California HR, Employment Law

Taxi Drivers: Employees or Independent Contractors?

With lawsuits against ride-sharing companies like Uber and Lyft in the news, the issue of whether a worker is an independent contractor or an employee has been getting quite a bit of attention recently. The following case involved an employee performing what now seems like an almost old-fashioned occupation: taxicab driver.taxi

The trial court found the taxi driver was an independent contractor, but the court of appeal concluded the trial court applied the wrong standard and sent the case back to the lower court with instructions on the correct standard to apply.

Taxi Driver Didn’t Fare Well in the Trial Court

“Jason” drove a taxicab for DeSoto Cab from September 2008 to August 2012. He completed a 15-page “Taxicab Lease Agreement,” which disclaimed any employment relationship between him and DeSoto and provided that either party could cancel the contract with 30 days’ notice or, in the event of a breach, without notice.

At the beginning of each shift, drivers check in with the cashier and are assigned a cab. At the end of each shift, drivers pay the cashier a gate fee for leasing the vehicle. Drivers keep the fares and tips they receive from their passengers, and they aren’t required to account to DeSoto for their fares. DeSoto’s only income under the lease agreement is the gate fee, which is generally about $100 per day.

During shifts, DeSoto’s dispatch relays requests from customers and radios the customers’ locations to drivers. Drivers can then respond with their own locations, and dispatch will assign the closest driver to pick up the customer. Drivers are free to accept or reject dispatch calls. DeSoto doesn’t require its drivers to check in during their shifts or report when they take breaks. However, the cabs are equipped with GPS tracking, and there are audio and video recording devices mounted on the windshield of each cab.

After he was terminated for allegedly making unauthorized charges on a customer’s credit card, Jason filed a claim with the California labor commissioner contending he had been misclassified as in independent contractor.

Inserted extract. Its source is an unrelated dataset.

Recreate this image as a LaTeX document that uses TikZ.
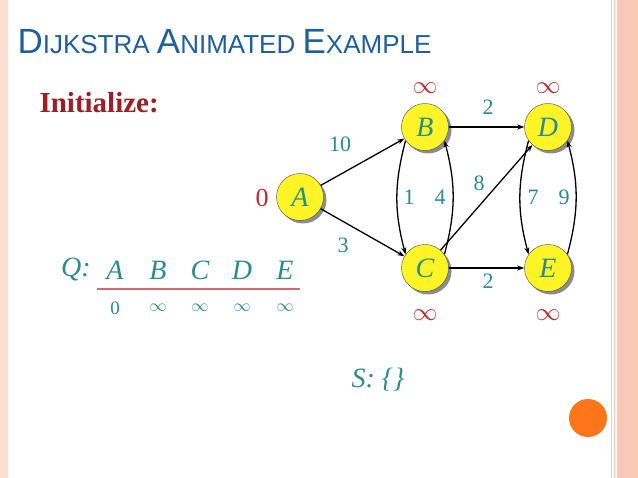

Relying on the factors set forth in the California Supreme Court’s decision in S.G. Borello & Sons v. Department of Industrial Relations, the labor commissioner held that Jason was an employee and was therefore entitled to be reimbursed for the $50,180 in gate fees he paid. DeSoto appealed the labor commissioner’s ruling to the San Francisco Superior Court.

The trial court concluded that Jason was an independent contractor. The court found that Borello and other cases involving taxi drivers were not applicable because they addressed the independent contractor/employee issue in the context of workers’ compensation or unemployment benefits. Jason appealed.

Cab Company Taken for a Ride by Court of Appeal

The court of appeal first found that the Borello case was controlling, even though it arose in the workers’ comp context. In that case, the supreme court held that the primary factor governing whether a worker is an employee or an independent contractor is the extent to which the “employer” has a right to control the details of the work performed. The right to discharge a worker at will is also strong evidence of the existence of an employment relationship. Secondary factors include:

  • Whether the person performing the services is engaged in a distinct occupation or business;
  • Whether the work is usually done under the direction of an employer or by a specialist without supervision;
  • The skill required in the particular occupation;
  • Whether the company or the worker supplies the instrumentalities, tools, and the place of work; and
  • Whether the work is a part of the regular business of the company.

The court of appeal observed that the fact that DeSoto retained the right to terminate the relationship at will was strong evidence of control. Moreover, the fact that taxicab drivers exercised freedom to decide which passengers to pick up and how much time they spent working each shift wasn’t, by itself, sufficient to establish an independent contractor relationship.

The court of appeal also noted that the trial court placed too much emphasis on the fact that the lease agreement described the parties as having an independent contractor relationship because the agreement was prepared by DeSoto and Jason had no choice but to sign it if he wanted to drive a cab. California courts have consistently held that the actual conduct of the parties is more important than the labels the parties may ascribe to the relationship.

The court also noted that the work Jason performed was a necessary part of DeSoto’s business, a factor that further militated in favor of finding an employer-employee relationship. Finally, the tools provided for the work—the cab and the means for collecting fares—were provided by DeSoto, another fact that supported an employment relationship.

Jason argued that the facts so persuasively established an employment relationship that the court of appeal should find that he was an employee. The court declined to do so and instead sent the case back to the trial court with instructions to reconsider the evidence in light of the pertinent legal principles discussed in its decision. Linton v. DeSoto Cab Co., Inc.,California Court of Appeal, 1st Appellate District, 10/5/17.

Bottom Line

This case should be a reminder that classifying workers as independent contractors is very risky, and it’s the rare situation in which an independent contractor classification is truly appropriate.